Implications of the PSLRA
The court reiterated the heightened pleading standards established by the PSLRA, which require plaintiffs to allege with particularity both falsity and scienter to survive a motion to dismiss in securities fraud cases. The court underscored that plaintiffs must specify each misleading statement and provide reasons why those statements were misleading. The PSLRA also mandates that if allegations are made based on information and belief, the complaint must state with particularity all facts forming that belief.
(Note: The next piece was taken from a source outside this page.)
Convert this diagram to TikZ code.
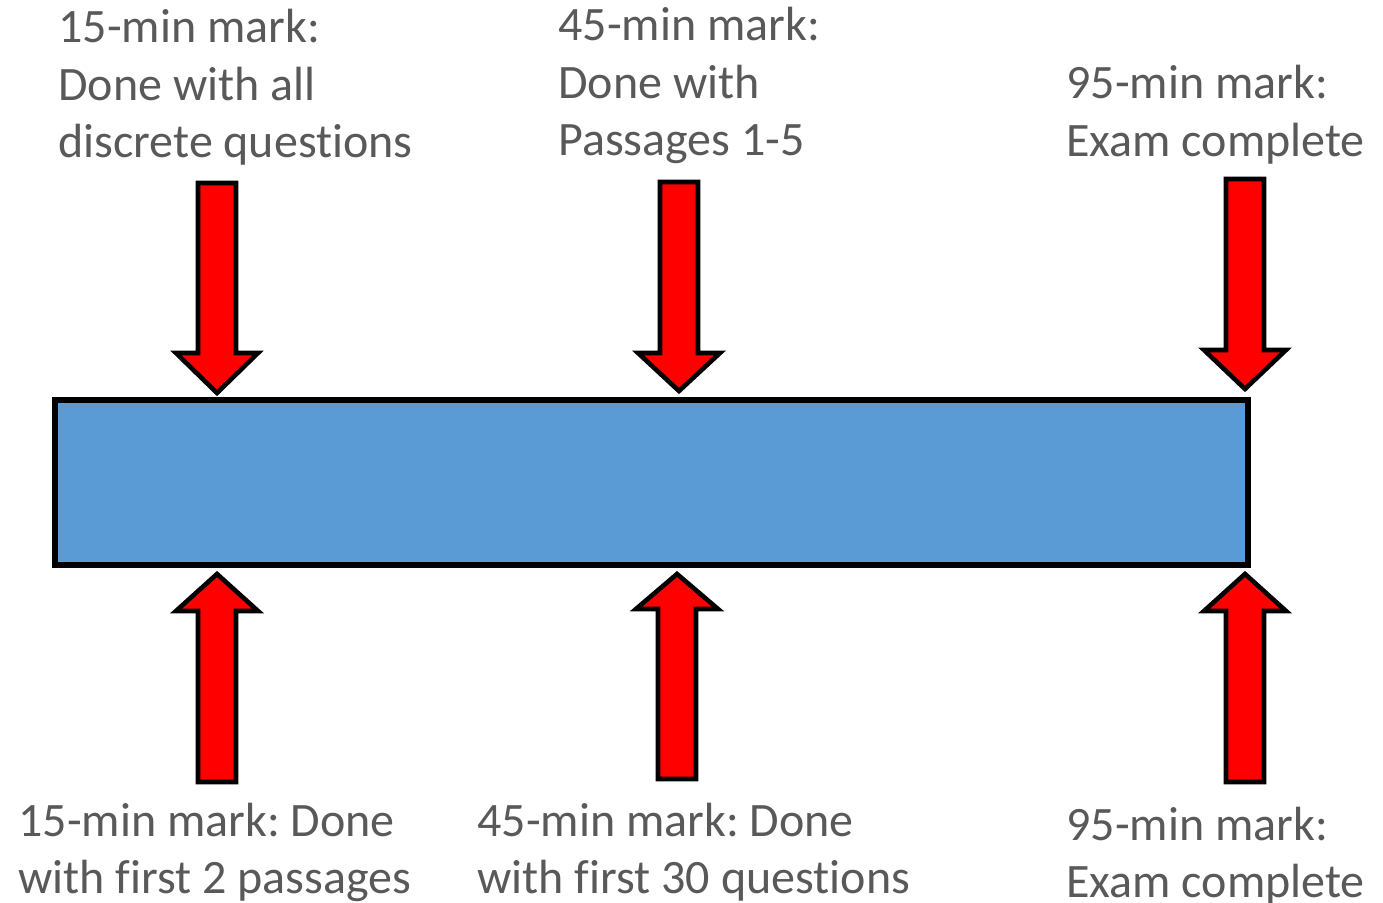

The court's application of these standards in this case highlighted the challenges that plaintiffs face when attempting to prove securities fraud, particularly in establishing the defendants' state of mind.
Conclusion of the Court
In conclusion, the court granted the motion to dismiss certain claims while allowing others to proceed, particularly those involving statements made after February 27, 2002. It dismissed allegations of fraud for statements made prior to that date, concluding that the plaintiff had not sufficiently established the requisite elements of falsity and scienter. The court's ruling ultimately reflected its interpretation of the PSLRA's requirements for pleading in securities fraud cases, reinforcing the need for detailed factual allegations to support claims of misconduct by corporate defendants. This decision served as a reminder of the stringent standards that govern securities litigation and the importance of adhering to those standards when drafting complaints.